start Records shown

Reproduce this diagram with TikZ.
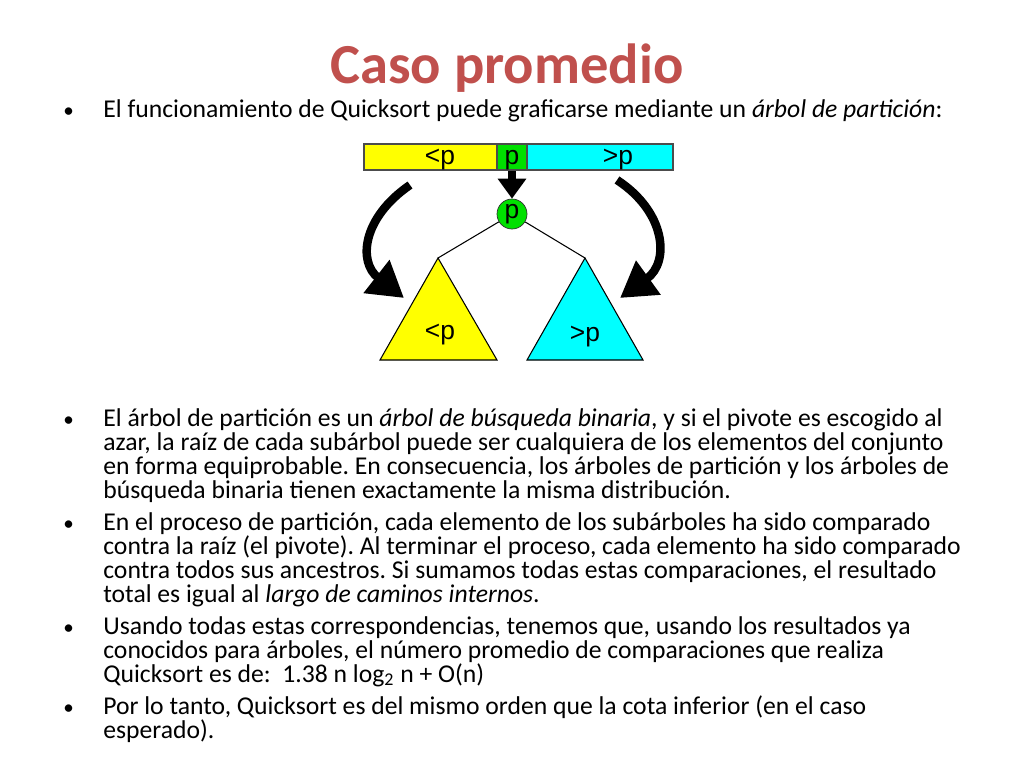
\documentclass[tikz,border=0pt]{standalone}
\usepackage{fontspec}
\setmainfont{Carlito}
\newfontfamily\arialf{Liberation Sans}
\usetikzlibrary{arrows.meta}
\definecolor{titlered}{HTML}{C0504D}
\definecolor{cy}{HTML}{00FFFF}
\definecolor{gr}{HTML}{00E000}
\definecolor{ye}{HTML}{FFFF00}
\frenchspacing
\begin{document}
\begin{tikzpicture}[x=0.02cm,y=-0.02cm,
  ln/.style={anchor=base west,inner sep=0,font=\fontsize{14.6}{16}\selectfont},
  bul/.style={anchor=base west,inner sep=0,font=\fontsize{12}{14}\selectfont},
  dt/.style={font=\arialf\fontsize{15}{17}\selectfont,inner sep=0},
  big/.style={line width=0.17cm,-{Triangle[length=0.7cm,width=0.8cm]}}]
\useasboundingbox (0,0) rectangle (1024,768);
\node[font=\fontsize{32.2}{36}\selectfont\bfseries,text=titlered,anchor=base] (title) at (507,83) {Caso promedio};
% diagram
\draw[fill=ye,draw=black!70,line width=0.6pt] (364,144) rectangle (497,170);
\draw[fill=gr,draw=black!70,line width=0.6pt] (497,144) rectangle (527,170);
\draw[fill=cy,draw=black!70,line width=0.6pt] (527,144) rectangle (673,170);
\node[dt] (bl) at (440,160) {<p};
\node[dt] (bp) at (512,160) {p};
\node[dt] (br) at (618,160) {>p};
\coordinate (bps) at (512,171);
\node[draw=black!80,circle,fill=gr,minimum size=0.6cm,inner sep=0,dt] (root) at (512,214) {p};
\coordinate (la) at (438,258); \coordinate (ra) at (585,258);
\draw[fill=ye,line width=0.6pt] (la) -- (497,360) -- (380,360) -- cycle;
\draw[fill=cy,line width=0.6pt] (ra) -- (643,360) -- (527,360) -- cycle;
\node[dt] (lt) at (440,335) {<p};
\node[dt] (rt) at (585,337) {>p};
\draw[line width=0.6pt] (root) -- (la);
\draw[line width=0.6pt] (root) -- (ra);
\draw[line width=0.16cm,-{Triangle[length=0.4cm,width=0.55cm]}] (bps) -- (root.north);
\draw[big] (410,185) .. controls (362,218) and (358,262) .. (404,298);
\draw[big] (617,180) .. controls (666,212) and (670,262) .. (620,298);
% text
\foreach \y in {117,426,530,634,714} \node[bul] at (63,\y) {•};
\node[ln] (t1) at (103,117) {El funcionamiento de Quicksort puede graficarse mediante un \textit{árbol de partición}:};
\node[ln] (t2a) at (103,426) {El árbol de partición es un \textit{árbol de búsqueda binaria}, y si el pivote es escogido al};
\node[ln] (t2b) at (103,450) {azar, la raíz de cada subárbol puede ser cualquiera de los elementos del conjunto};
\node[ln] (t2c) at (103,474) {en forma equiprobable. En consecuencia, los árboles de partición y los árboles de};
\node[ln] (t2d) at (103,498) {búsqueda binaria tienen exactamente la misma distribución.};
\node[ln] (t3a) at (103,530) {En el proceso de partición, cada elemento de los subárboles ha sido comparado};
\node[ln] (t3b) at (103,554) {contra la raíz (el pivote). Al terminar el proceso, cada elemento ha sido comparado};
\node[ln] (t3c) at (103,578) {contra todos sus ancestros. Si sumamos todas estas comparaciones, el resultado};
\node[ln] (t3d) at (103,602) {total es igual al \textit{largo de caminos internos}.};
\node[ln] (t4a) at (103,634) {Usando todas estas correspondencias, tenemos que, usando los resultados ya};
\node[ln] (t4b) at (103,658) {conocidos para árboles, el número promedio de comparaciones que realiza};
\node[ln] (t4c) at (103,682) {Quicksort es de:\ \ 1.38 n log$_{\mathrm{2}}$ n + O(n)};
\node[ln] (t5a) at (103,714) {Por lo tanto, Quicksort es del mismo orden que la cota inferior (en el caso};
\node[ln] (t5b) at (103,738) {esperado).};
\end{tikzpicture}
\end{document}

end Records shown
start Records shown

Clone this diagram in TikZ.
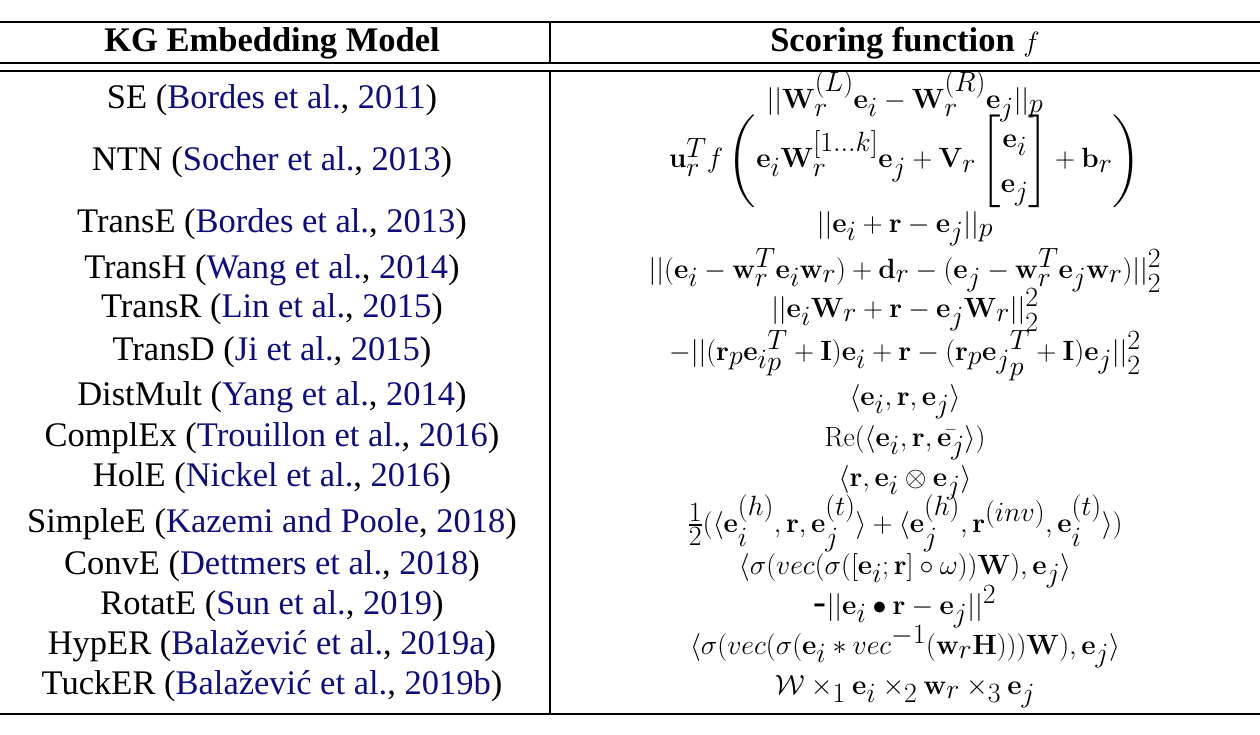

end Records shown

- [Directions for this task]:
Counting only lines of the data above that hold "diagram", report the total and nothing else.

- [The solution]:
3